- Movie Poster
- Directed by: A. S. Ravi Kumar Chowdary
- Written by: A. S. Ravi Kumar Chowdary
- Produced by: Bunny Vas Harshith Reddy
- Starring: Sai Durgha Tej Regina Cassandra
- Cinematography: Dasaradhi Sivendra
- Edited by: Gautham Raju
- Music by: Anoop Rubens
- Production companies: Geetha Arts and Sri Venkateswara Creations
- Release date: 14 November 2013;
- Running time: 132 minutes
- Country: India
- Language: Telugu
- Box office: ₹11 crore distributors' share

= Pilla Nuvvu Leni Jeevitham =

Pilla Nuvvu Leni Jeevitam ( Girl, Life Without You) is a 2013 Telugu romantic action comedy film directed by A. S. Ravi Kumar Chowdary and jointly produced by Bunny Vasu and Harishith Reddy, under Geetha Arts and Sri Venkateswara Creations.
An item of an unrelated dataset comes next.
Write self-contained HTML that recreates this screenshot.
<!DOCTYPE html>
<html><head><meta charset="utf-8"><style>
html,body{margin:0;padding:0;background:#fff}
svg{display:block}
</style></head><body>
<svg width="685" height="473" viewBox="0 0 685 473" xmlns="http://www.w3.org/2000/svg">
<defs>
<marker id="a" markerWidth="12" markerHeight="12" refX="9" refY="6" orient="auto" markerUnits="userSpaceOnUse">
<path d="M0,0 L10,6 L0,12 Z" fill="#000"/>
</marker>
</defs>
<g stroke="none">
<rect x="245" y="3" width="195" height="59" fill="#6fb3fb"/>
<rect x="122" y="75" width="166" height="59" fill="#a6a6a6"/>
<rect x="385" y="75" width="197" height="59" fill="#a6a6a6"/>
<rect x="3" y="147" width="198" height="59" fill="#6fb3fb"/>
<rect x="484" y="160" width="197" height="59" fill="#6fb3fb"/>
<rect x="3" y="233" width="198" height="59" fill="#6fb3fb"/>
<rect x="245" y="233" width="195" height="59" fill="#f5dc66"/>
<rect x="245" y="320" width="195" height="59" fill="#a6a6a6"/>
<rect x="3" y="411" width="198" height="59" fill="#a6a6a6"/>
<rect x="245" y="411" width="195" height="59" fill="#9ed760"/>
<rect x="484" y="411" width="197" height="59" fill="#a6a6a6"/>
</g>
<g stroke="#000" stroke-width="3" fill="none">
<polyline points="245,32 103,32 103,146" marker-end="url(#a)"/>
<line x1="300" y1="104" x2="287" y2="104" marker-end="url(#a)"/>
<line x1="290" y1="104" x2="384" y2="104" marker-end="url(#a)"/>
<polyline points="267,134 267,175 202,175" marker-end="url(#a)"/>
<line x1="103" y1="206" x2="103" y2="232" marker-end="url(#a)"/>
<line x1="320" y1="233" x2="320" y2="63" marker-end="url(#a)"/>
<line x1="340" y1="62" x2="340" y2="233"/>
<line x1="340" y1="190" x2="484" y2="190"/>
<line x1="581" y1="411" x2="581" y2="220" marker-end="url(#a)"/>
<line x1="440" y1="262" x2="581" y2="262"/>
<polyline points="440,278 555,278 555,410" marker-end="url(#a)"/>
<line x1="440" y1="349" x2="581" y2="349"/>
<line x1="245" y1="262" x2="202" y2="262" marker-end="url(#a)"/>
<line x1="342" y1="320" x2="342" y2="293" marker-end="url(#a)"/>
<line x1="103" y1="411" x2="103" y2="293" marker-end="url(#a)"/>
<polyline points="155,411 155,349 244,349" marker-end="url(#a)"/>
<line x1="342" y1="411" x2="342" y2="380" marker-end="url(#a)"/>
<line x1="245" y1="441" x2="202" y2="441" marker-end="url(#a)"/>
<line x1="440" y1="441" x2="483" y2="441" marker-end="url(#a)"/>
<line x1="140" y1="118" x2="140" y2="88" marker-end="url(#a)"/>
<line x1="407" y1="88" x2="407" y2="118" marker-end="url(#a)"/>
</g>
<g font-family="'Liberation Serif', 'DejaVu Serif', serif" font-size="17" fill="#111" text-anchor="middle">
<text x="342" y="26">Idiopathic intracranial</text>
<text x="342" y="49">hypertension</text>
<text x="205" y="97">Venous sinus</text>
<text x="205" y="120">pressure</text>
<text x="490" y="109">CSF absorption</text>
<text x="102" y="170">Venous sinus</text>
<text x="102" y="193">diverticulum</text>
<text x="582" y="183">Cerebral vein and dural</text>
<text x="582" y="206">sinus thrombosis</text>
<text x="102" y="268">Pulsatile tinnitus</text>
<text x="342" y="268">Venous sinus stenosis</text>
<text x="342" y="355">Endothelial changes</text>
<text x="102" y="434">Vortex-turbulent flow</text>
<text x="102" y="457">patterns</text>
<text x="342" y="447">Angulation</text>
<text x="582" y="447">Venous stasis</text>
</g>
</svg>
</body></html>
The film stars Sai Durgha Tej and Regina Cassandra, while Jagapathi Babu and Prakash Raj play supporting roles. music was composed by Anoop Rubens. The film is the first release of Sai Dharam Tej as the lead actor. The title was taken from a song of the film Gabbar Singh. The film opened to positive to mixed reviews from critics and was a hit at the box office.
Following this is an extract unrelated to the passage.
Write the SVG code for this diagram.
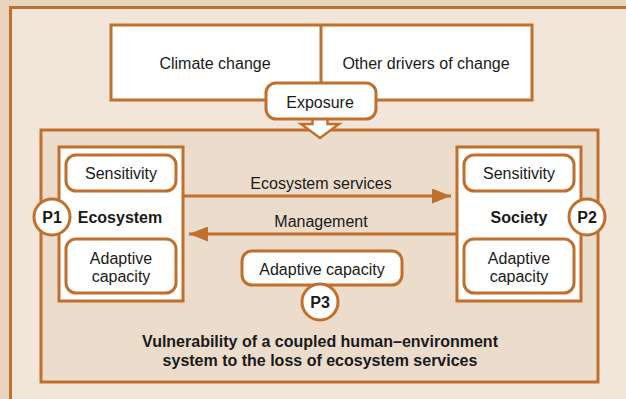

Sai Durgha Tej's debut was Rey, produced and directed, by YVS Chowdary on his Bommarillu films banner. The film was launched at Ramanaidu Studios in Hyderabad on 17 October 2010 on the eve of Vijayadasami. The filming ended on 6 August 2013. Rey had been delayed due to financial issues and it was released on 20 January 2014. Sai Dharam Tej won SIIMA Award for Best Male Debut (Telugu) at 4th SIIMA and Best Debut Actor Award at the 13th Santosham Film Awards.

==Plot==
Srinu is an engineering student who discovers that his girlfriend Siri is in danger from the CM aspirant Prabhakar as Siri is Prabhakar's illegitimate daughter. Prabhakar hires a contract killer named Maisamma to finish off Siri, but Srinu plays a cat-and-mouse game and finally exposes Prabhakar's misdeeds through a journalist named Shafi. In the aftermath, Maisamma retires from the underworld and becomes an auto driver, while Srinu and Siri get married.

== Cast ==

- Sai Durgha Tej as Srinu
- Regina Cassandra as Shailaja (Shailu) / Sirisha (Siri)
- Jagapathi Babu as Maisamma
- Brahmanandam as Nandagopal
- Prakash Raj as Prabhakar
- Raghu Babu as Yadigiri
- Sayaji Shinde as Ganga Prasad
- Giri Babu as Rama Chandra Murthy
- Chandra Mohan as Chandram
- Prabhakar as Maisamma's henchman
- Ahuti Prasad as S.P.
- Jaya Prakash Reddy as J.P.
- Surya as orphanage manager
- Vizag Prasad as MLA
- Shankar Melkote as Principal
- Shafi as Shafi, investigative journalist
- Prudhvi Raj as MLA
- Prabhu as the police inspector
- Prabhas Sreenu as Delhi
- Venu Gopal as Maisamma's henchman
- Satyam Rajesh
- Thagubothu Ramesh
- Ambati Srinivas
- Kishore Das as anchor
- Duvvasi Mohan as movier
- Gundu Sudharshan as Prabhakar's assistant
- Hema as Hema
- Surekha Vani as Surekha
- Rajitha as Chandra Mohan's wife
- Y. Kasi Viswanath as Hema's husband
- Satya Krishnan as Satya
- Priya as Parvati
- Suresh as G. Suresh
- Subhashini as a hostel warden

== Soundtrack ==

Music composed by Anup Rubens. The soundtrack of the film was released worldwide on 25 October 2013 on Aditya Music Company.

Tracklist
| No. | Title | Lyrics | Singer(s) | Length |
|---|---|---|---|---|
| 1. | "Dilse" | Sri Mani | Rahul Nambiar, Megha Raj | 3:43 |
| 2. | "Pilla Nuvvu Leni Jeevitham" | Bhaskarabhatla Ravi Kumar | Anudeep Dev, Rahul Nambiar | 3:54 |
| 3. | "Aa Roje Tholisari" | Sirivennela Sitarama Sastry | Sri Rama Chandra | 4:00 |
| 4. | "Neeli Neeli Kalladana" | Bhaskarabhatla Ravi Kumar | Rupam Islam | 3:04 |
| 5. | "Atoo Itoo Etoo" | Suddala Ashok Teja | M. L. R. Karthikeyan | 2:41 |
| Total length: |  |  |  | 17:42 |

== Reception ==
The satellite rights of the film were acquired by MAA TV. The film opened to mixed reviews.

== Box office==
The film opened good response all over the world by collecting ₹2.32 crore(Share) on its first day. The film collected ₹7.85 crore (Share)
in its first week. The film ended by collecting ₹10.75 crore worldwide.